In other words, to loosen the shackles under which the professional game is overseen here. But to what end? So that we, too, can step into the casino?
The French national team is already paying the price for a system prioritising club over country, but that won't trigger protest marches in the streets. Club devotion has always been a more compelling force there than loyalty to Les Bleus.
Irish rugby is a different animal.
Brian O'Driscoll was recently asked about falling attendances at the RDS and he reminded the questioner that it wasn't exactly an eternity back that a Leinster crowd would have been closer to 230 than 23,000.
We sometimes forget the essential artificiality of the club game here and how devotion to provincial colours is still such a relatively new phenomenon.
Success fed a natural conceit, though. This will be just the second time in 17 seasons that Munster watch the European play-offs from afar.
When Leinster beat Ulster in the 2012 Heineken Cup final, it was the fifth time in seven seasons the European champions were Irish.
Trouble is, the European game has tilted dramatically away from us now and the interesting thing will be to see what haemorrhaging of support that brings.
Thomond Park is expected to be half-empty tomorrow and, according to some in London last weekend, there were audible grumblings that Munster should never have allowed Rod Penney jump ship to Japan.
Where on earth, the cry went, was the team so famed for winning games they shouldn't through nerves of tungsten?
The answer, of course, is that that team died some time ago. Maybe successive European semi-final appearances obscured the fact but, Paul O'Connell apart, all of the famed old warhorses have slipped into the sunset now.
Those left behind are ill-equipped to pluck the game's richest plums and, when O'Connell departs, their reach is going to be even poorer.
So they need to get up off their knees and stop apologising for being who they are just because it might not meet the popular expectation.
It isn't a crime to lose in sport, not even if that loss involves a level of under-performance that leaves your people vexed. If those people follow you for more than simple entertainment, they'll be in Thomond Park tomorrow.
If not, you'll know the depth of their devotion.

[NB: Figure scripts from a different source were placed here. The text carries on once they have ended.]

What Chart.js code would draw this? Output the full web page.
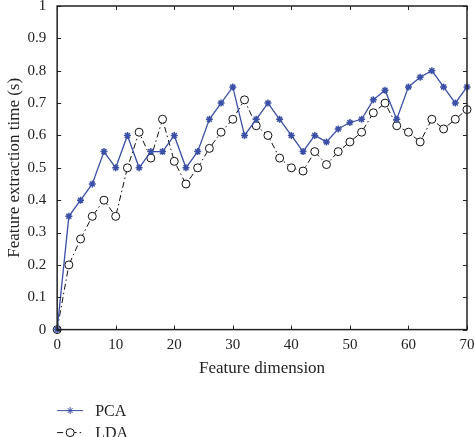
<!DOCTYPE html>
<html>
<head>
<meta charset="utf-8">
<script src="https://cdn.jsdelivr.net/npm/chart.js@4/dist/chart.umd.min.js"></script>
<style>
  html, body { margin: 0; padding: 0; background: #fff; }
  #wrap { width: 474px; height: 437px; }
</style>
</head>
<body>
<div id="wrap"><canvas id="featChart" width="474" height="437"></canvas></div>
<script>
// feature dimension (x) and extraction times
const dims = [0, 2, 4, 6, 8, 10, 12, 14, 16, 18, 20, 22, 24, 26, 28, 30, 32, 34,
    36, 38, 40, 42, 44, 46, 48, 50, 52, 54, 56, 58, 60, 62, 64, 66, 68, 70];
const pcaTimes = [0, 0.35, 0.40, 0.45, 0.55, 0.50, 0.60, 0.50, 0.55, 0.55, 0.60, 0.50, 0.55, 0.65, 0.70, 0.75, 0.60, 0.65,
    0.70, 0.65, 0.60, 0.55, 0.60, 0.58, 0.62, 0.64, 0.65, 0.71, 0.74, 0.65, 0.75, 0.78, 0.80, 0.75, 0.70, 0.75];
const ldaTimes = [0, 0.20, 0.28, 0.35, 0.40, 0.35, 0.50, 0.61, 0.53, 0.65, 0.52, 0.45, 0.50, 0.56, 0.61, 0.65, 0.71, 0.63,
    0.60, 0.53, 0.50, 0.49, 0.55, 0.51, 0.55, 0.58, 0.61, 0.67, 0.70, 0.63, 0.61, 0.58, 0.65, 0.62, 0.65, 0.68];
const xTicks = [0, 10, 20, 30, 40, 50, 60, 70];
const seriesNames = ["PCA", "LDA"];

const blue = "#3b4fa6";
const serif = "'Liberation Serif', 'DejaVu Serif', serif";

// matlab style box with inward ticks on all sides
const boxTicks = {
    id: "boxTicks",
    afterDraw(chart) {
        const { ctx, chartArea: a, scales } = chart;
        ctx.save();
        ctx.strokeStyle = "#222";
        ctx.lineWidth = 1;
        ctx.beginPath();
        scales.x.ticks.forEach(t => {
            const px = Math.round(scales.x.getPixelForValue(t.value)) + 0.5;
            ctx.moveTo(px, a.bottom); ctx.lineTo(px, a.bottom - 4);
            ctx.moveTo(px, a.top); ctx.lineTo(px, a.top + 4);
        });
        scales.y.ticks.forEach(t => {
            const py = Math.round(scales.y.getPixelForValue(t.value)) + 0.5;
            ctx.moveTo(a.left, py); ctx.lineTo(a.left + 4, py);
            ctx.moveTo(a.right, py); ctx.lineTo(a.right - 4, py);
        });
        ctx.stroke();
        ctx.lineWidth = 1.5;
        ctx.strokeRect(a.left, a.top, a.right - a.left, a.bottom - a.top);
        ctx.restore();
    }
};

// legend under the axis title, line + marker like the original
const bottomLegend = {
    id: "bottomLegend",
    afterDraw(chart) {
        const { ctx, chartArea: a } = chart;
        ctx.save();
        ctx.font = "16px " + serif;
        ctx.textBaseline = "middle";
        chart.data.datasets.forEach((ds, i) => {
            const y = a.bottom + 81 + i * 22;
            const x0 = a.left, x1 = a.left + 26;
            ctx.strokeStyle = ds.borderColor;
            ctx.lineWidth = 1;
            ctx.setLineDash(ds.borderDash || []);
            ctx.beginPath(); ctx.moveTo(x0, y); ctx.lineTo(x1, y); ctx.stroke();
            ctx.setLineDash([]);
            ctx.fillStyle = ds.pointBackgroundColor || ds.borderColor;
            Chart.helpers.drawPoint(ctx, {
                pointStyle: ds.pointStyle, radius: ds.pointRadius, borderWidth: 1
            }, (x0 + x1) / 2, y);
            ctx.fillStyle = "#222";
            ctx.fillText(seriesNames[i], x1 + 12, y + 1);
        });
        ctx.restore();
    }
};

new Chart(document.getElementById("featChart"), {
    type: "line",
    data: {
        datasets: [
            {
                label: seriesNames[0],
                data: dims.map((d, i) => ({ x: d, y: pcaTimes[i] })),
                borderColor: blue,
                backgroundColor: blue,
                borderWidth: 1.3,
                pointStyle: "star",
                pointRadius: 3.5,
                pointBorderWidth: 1.5,
                pointBorderColor: blue,
                pointBackgroundColor: blue,
                tension: 0,
                clip: false
            },
            {
                label: seriesNames[1],
                data: dims.map((d, i) => ({ x: d, y: ldaTimes[i] })),
                borderColor: "#111",
                backgroundColor: "#fff",
                borderWidth: 1,
                borderDash: [6, 3, 1.5, 3],
                pointStyle: "circle",
                pointRadius: 4,
                pointBorderWidth: 1,
                pointBorderColor: "#111",
                pointBackgroundColor: "#fff",
                tension: 0,
                clip: false
            }
        ]
    },
    options: {
        responsive: false,
        animation: false,
        layout: { padding: { left: 0, right: 7, top: 6, bottom: 54 } },
        plugins: {
            legend: { display: false },
            tooltip: { enabled: false }
        },
        scales: {
            x: {
                type: "linear",
                min: 0,
                max: 70,
                afterBuildTicks: axis => { axis.ticks = xTicks.map(v => ({ value: v })); },
                grid: { display: false },
                border: { display: false },
                ticks: { color: "#222", font: { family: serif, size: 15 }, padding: -2, maxRotation: 0 },
                title: { display: true, text: "Feature dimension", color: "#222", font: { family: serif, size: 17 }, padding: { top: 7 } }
            },
            y: {
                min: 0,
                max: 1,
                afterFit: axis => { axis.paddingTop = 0; },
                grid: { display: false },
                border: { display: false },
                ticks: {
                    stepSize: 0.1, color: "#222", font: { family: serif, size: 15 }, padding: 3,
                    callback: v => String(Math.round(v * 10) / 10)
                },
                title: { display: true, text: "Feature extraction time (s)", color: "#222", font: { family: serif, size: 17 }, padding: { bottom: 0 } }
            }
        }
    },
    plugins: [boxTicks, bottomLegend]
});
</script>
</body>
</html>
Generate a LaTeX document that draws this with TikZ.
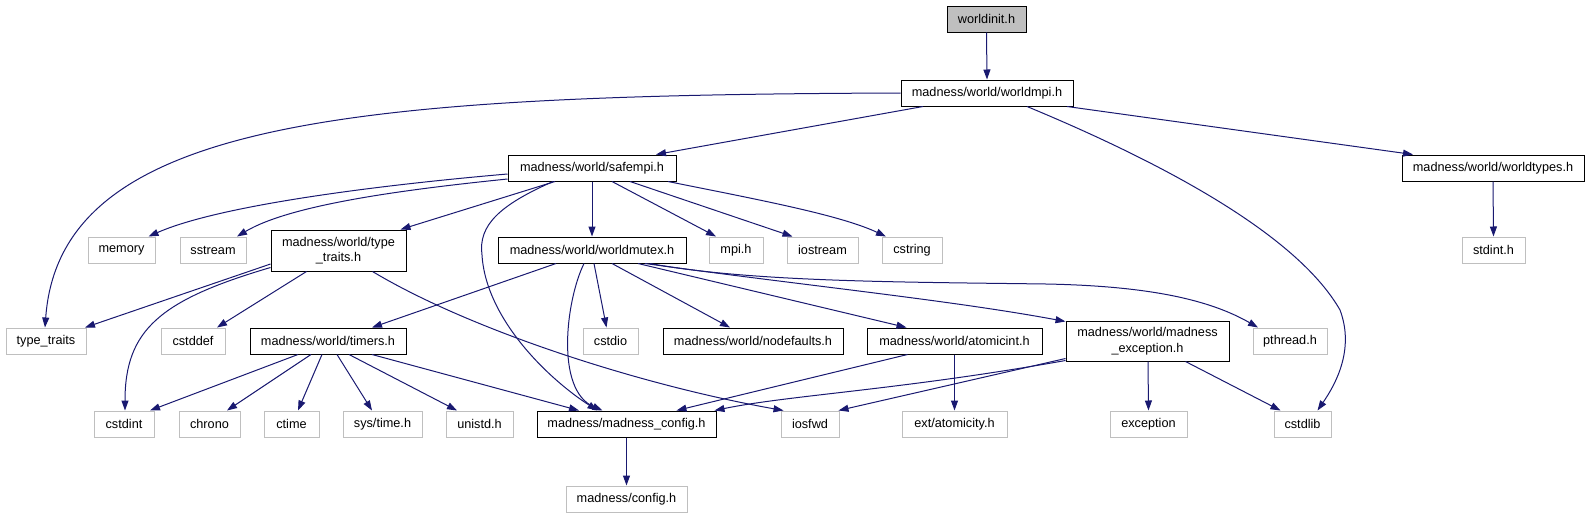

Failure is not an option for Odegaard
So you are Hans Erik Odegaard, settling into that beautiful new Madrid villa when you discover your 16-year-old ordering a pizza delivery after midnight.
What do you do, stop his pocket money?
It isn't unusual in professional football for the parents of young protégés to find employment in the corridors of clubs that covet their offspring. In Hans Erik's case, he will heretofore be a member of Real Madrid's coaching staff then.

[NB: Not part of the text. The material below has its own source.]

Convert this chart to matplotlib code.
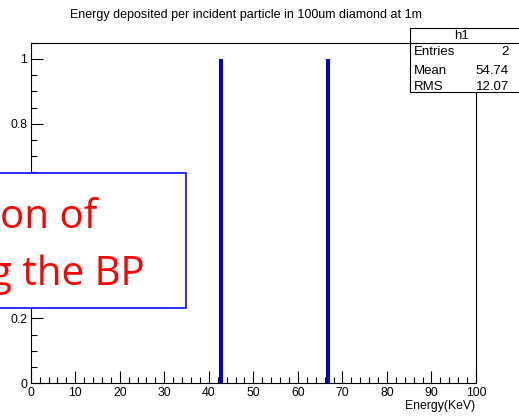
import numpy as np
import matplotlib
matplotlib.use("Agg")
import matplotlib.pyplot as plt
from matplotlib.patches import Rectangle
from matplotlib.ticker import MultipleLocator

# deposited energy of each incident particle (keV) and histogram counts
energies = [42.67, 66.81]
counts = [1, 1]

title = "Energy deposited per incident particle in 100um diamond at 1m"
hist_name = "h1"
x_label = "Energy(KeV)"
y_ticks = [0, 0.2, 0.4, 0.6, 0.8, 1.0]
y_tick_labels = ["0", "0.2", "0.4", "0.6", "0.8", "1"]
x_ticks = [0, 10, 20, 30, 40, 50, 60, 70, 80, 90, 100]
overlay_lines = ["on of", "g the BP"]

plt.rcParams['font.family'] = ['Liberation Sans', 'DejaVu Sans']

W, H = 519, 419
fig = plt.figure(figsize=(W / 100, H / 100), dpi=100)


def fx(px):
    return px / W


def fy(py):
    return 1 - py / H


ax = fig.add_axes([fx(30.7), fy(383.3), fx(476) - fx(30.7), fy(42.7) - fy(383.3)])
ax.vlines(energies, 0, counts, colors='#0000cc', linewidth=2.9)
ax.set_xlim(0, 100)
ax.set_ylim(0, 1.05)

ax.set_xticks(x_ticks)
ax.set_xticklabels([str(t) for t in x_ticks])
ax.xaxis.set_minor_locator(MultipleLocator(2))
ax.set_yticks(y_ticks)
ax.set_yticklabels(y_tick_labels)
ax.yaxis.set_minor_locator(MultipleLocator(0.05))
ax.tick_params(which='both', direction='in', top=False, right=False,
               width=0.8, labelsize=8.8)
ax.tick_params(which='major', length=8.5, pad=2.5)
ax.tick_params(which='minor', length=4.3)
for s in ax.spines.values():
    s.set_linewidth(0.8)

fig.text(fx(475), fy(406), x_label, ha='right', va='center', fontsize=8.8)
fig.text(fx(246), fy(18), title, ha='center', va='baseline', fontsize=9)

# stats box
n = len(energies)
mean = np.mean(energies)
rms = np.std(energies)
fig.patches.append(Rectangle((fx(410), fy(91.7)), fx(525) - fx(410), fy(28) - fy(91.7),
                             transform=fig.transFigure, facecolor='white',
                             edgecolor='black', linewidth=0.8, zorder=5))
fig.lines.append(plt.Line2D([fx(410), fx(525)], [fy(43.3), fy(43.3)],
                            transform=fig.transFigure, color='black',
                            linewidth=0.8, zorder=6))
fig.text(fx(462), fy(35.7), hist_name, ha='center', va='center', fontsize=9.5, zorder=7)
rows = [("Entries", f"{n}"), ("Mean", f"{mean:.2f}"), ("RMS", f"{rms:.2f}")]
for (name, val), yy in zip(rows, [51.7, 70.7, 86.7]):
    fig.text(fx(414), fy(yy), name, ha='left', va='center', fontsize=9.5, zorder=7)
    fig.text(fx(509), fy(yy), val, ha='right', va='center', fontsize=9.5, zorder=7)

# slide text box laid over the plot
fig.patches.append(Rectangle((fx(-5), fy(308)), fx(186) - fx(-5), fy(173) - fy(308),
                             transform=fig.transFigure, facecolor='white',
                             edgecolor='#1a1aff', linewidth=1.3, zorder=8))
for line, (xe, yb) in zip(overlay_lines, [(97, 228), (145, 285)]):
    fig.text(fx(xe), fy(yb), line, ha='right', va='baseline', color='#ff0000',
             fontsize=29, family=['Open Sans', 'DejaVu Sans'], zorder=9)

fig.savefig("out.png", dpi=100)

For Florentino Perez, this will be one of the least troubling details to stitch into a contract securing the services of, arguably, the most coveted teenager in European football.
If Martin Odegaard performs to the level expected, he may be worth as much as €12 million by the age of 19.
Hans Erik has been to the forefront, not simply of the public auction for Martin's services, but also the purposeful commercialisation of his talent.
So Martin is already an oil well five years before he could even legally drink a beer in America.
The figures are staggering, the presumption huge. They bypass any worries that a 16-year-old, physically, emotionally and psychologically, is only starting out on the path to self-discovery.
So what if Martin struggles under the weight of them? Imagine the onset of manhood diminishes rather than nurtures his love of the game. "It meant incredible pressure," wrote Zlatan Ibrahimovic of signing for Ajax as a teenager.
Zlatan considered himself indestructible, but it turned out he wasn't. Nobody is.